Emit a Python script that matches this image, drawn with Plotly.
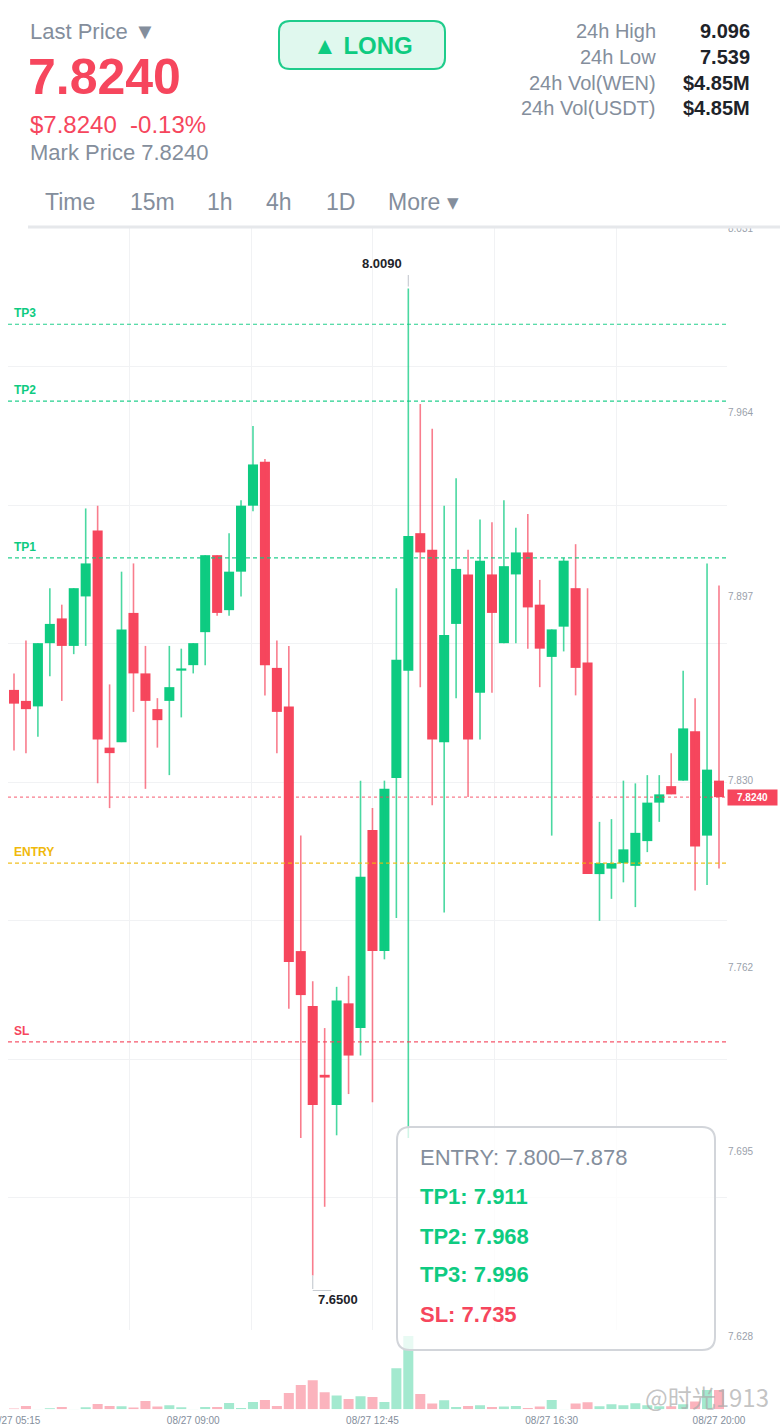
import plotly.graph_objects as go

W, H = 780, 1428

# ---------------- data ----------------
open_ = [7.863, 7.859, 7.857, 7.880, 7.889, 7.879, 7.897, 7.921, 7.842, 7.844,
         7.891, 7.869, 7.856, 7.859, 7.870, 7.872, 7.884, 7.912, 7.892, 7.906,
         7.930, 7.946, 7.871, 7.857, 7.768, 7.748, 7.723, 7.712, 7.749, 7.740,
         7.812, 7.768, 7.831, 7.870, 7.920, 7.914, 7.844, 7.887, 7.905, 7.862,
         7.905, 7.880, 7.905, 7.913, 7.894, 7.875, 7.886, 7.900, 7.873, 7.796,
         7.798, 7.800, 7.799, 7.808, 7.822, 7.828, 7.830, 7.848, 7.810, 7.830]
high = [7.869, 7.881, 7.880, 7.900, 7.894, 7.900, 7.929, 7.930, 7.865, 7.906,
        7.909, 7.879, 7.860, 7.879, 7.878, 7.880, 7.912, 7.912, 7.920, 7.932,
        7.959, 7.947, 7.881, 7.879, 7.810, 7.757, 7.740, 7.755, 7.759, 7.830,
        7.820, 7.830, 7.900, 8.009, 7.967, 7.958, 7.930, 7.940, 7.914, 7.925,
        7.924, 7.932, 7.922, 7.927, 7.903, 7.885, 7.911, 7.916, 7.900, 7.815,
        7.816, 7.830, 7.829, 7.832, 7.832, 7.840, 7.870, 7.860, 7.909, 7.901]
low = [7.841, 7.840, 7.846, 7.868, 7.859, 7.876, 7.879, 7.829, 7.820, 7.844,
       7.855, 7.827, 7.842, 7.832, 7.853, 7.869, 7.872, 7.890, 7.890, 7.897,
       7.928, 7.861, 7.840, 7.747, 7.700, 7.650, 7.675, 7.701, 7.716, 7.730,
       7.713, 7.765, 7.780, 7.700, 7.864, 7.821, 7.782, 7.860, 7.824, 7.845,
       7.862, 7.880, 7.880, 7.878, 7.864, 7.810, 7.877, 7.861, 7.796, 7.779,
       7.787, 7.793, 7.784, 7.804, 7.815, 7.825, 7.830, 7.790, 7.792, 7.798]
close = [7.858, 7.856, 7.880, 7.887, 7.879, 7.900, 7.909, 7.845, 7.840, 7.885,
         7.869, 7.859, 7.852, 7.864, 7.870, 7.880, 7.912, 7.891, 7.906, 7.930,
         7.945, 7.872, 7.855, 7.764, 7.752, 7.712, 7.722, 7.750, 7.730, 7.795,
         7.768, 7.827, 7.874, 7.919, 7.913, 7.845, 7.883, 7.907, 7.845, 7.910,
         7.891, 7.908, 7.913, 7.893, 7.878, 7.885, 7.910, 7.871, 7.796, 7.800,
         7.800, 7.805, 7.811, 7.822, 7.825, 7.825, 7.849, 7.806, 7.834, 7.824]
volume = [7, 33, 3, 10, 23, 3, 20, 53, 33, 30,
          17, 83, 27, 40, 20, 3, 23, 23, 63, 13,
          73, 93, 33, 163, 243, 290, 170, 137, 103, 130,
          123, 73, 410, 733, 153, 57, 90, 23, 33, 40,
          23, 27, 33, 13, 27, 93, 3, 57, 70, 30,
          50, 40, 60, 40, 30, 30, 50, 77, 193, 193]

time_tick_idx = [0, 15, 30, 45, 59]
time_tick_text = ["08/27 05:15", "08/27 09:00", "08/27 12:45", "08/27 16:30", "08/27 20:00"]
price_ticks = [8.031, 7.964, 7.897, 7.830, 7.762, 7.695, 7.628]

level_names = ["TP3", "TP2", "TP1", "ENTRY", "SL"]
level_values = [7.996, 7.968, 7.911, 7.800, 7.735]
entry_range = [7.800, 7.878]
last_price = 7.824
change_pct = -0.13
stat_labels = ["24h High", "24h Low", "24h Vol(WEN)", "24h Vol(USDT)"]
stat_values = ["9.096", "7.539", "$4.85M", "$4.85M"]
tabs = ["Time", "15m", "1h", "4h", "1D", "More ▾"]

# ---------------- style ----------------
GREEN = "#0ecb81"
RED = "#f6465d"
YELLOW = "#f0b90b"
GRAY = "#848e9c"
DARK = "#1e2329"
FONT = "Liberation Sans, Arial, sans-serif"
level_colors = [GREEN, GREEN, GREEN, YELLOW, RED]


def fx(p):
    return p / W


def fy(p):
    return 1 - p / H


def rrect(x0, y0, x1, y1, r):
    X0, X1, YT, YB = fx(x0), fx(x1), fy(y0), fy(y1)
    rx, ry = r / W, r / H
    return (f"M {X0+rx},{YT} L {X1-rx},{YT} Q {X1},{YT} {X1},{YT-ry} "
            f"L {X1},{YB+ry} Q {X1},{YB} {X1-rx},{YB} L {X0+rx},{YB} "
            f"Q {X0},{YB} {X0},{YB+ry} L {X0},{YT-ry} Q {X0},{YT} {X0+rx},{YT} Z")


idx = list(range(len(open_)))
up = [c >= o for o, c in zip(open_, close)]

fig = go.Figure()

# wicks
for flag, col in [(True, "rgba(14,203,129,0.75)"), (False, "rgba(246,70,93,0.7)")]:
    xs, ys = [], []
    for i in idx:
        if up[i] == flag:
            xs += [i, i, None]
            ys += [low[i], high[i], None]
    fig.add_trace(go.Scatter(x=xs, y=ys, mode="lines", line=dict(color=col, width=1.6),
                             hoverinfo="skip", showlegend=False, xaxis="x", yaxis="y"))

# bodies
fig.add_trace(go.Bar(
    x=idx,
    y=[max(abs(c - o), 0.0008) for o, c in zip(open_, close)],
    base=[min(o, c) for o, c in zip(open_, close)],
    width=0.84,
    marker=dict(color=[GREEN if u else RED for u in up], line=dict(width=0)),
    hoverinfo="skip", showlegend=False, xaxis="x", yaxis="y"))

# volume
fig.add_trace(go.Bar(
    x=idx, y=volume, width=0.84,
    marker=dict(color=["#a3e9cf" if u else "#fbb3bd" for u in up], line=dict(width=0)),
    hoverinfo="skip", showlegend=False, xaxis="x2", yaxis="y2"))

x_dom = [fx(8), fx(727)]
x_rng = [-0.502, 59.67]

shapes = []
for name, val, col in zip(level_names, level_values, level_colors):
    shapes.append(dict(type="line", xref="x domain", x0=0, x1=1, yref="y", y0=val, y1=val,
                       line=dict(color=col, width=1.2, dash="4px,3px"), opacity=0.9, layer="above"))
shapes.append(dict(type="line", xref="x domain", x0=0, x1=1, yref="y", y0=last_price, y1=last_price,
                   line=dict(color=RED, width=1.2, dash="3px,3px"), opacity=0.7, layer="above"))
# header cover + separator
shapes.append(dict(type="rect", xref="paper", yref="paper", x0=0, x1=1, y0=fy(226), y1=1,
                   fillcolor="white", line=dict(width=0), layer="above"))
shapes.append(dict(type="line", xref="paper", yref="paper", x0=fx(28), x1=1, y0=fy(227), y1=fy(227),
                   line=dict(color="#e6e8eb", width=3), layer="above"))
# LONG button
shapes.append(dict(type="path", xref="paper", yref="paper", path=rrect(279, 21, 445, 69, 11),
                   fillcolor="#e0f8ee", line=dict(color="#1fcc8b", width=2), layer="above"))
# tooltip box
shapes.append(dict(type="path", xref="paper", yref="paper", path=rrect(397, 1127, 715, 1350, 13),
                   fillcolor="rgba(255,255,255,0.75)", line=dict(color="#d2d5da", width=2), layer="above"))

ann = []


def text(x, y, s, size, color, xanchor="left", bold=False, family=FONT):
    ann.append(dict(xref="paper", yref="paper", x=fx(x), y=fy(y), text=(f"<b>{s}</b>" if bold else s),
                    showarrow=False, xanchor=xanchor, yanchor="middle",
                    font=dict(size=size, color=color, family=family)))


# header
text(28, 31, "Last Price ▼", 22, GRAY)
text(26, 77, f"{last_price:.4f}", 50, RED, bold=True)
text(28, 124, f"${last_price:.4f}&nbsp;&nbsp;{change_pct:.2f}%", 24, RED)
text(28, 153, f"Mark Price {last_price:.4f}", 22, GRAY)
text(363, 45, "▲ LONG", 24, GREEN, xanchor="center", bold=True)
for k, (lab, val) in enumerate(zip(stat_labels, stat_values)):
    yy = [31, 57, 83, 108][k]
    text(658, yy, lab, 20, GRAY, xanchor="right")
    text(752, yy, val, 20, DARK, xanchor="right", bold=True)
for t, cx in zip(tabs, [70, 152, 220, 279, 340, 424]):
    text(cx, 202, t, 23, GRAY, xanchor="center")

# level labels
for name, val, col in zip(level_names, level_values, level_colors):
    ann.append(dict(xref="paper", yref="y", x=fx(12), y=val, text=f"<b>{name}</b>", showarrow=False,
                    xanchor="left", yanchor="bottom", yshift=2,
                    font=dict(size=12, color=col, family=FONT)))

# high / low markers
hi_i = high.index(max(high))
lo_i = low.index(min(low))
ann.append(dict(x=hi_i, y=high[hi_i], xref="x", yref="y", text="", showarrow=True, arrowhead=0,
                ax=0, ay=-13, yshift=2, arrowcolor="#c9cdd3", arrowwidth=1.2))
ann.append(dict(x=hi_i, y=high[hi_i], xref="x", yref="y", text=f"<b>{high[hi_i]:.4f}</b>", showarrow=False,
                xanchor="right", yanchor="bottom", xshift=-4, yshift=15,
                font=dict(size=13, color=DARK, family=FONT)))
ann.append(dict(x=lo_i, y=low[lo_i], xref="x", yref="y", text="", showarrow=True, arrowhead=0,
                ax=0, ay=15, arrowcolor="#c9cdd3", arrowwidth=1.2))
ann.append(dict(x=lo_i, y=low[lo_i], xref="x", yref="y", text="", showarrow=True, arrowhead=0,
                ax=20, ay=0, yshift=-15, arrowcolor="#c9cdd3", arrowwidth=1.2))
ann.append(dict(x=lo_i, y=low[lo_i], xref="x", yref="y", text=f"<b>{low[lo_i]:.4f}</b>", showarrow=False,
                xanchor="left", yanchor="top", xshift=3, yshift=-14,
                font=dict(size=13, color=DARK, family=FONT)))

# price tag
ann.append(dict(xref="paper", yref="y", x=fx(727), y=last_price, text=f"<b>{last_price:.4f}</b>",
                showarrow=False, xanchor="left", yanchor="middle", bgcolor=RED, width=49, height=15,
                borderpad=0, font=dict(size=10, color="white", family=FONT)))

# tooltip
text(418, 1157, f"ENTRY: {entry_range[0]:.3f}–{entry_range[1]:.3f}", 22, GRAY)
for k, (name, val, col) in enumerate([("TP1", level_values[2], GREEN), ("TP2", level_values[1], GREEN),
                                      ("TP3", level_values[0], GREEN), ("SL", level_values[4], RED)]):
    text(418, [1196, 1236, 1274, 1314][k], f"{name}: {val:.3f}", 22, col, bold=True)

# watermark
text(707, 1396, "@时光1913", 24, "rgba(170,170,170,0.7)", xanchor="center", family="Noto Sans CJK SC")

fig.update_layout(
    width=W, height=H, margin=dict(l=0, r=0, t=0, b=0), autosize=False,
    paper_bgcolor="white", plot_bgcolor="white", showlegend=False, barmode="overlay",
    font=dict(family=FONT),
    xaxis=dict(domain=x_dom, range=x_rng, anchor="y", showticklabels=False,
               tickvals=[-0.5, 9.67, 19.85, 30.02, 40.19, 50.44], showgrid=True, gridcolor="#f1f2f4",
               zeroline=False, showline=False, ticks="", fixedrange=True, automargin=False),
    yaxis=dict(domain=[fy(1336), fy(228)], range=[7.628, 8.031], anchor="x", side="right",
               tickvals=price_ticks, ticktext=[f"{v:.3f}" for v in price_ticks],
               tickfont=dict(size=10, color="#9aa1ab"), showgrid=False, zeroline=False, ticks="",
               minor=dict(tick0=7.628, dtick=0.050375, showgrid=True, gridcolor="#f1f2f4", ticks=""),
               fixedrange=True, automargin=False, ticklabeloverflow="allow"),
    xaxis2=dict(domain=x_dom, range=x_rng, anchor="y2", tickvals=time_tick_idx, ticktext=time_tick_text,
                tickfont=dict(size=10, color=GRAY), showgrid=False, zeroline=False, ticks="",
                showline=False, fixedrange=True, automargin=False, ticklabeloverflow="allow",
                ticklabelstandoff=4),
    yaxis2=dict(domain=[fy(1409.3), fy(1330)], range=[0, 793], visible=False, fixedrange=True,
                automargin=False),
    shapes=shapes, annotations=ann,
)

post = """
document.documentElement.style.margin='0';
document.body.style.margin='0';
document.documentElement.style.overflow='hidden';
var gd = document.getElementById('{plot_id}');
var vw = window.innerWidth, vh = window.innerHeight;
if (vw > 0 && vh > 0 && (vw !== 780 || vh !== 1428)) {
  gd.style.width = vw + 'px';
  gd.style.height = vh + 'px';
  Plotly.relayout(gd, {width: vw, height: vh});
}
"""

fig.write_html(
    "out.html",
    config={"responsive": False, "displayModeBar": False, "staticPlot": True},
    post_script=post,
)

----

## DIRECTIONS
Please quote the lines of the material, beginning with the first and ending with the one that contains "W, H = 780, 1428", exactly as written and without any pictures.

## EXERCISE SOLUTION
Emit a Python script that matches this image, drawn with Plotly.
import plotly.graph_objects as go

W, H = 780, 1428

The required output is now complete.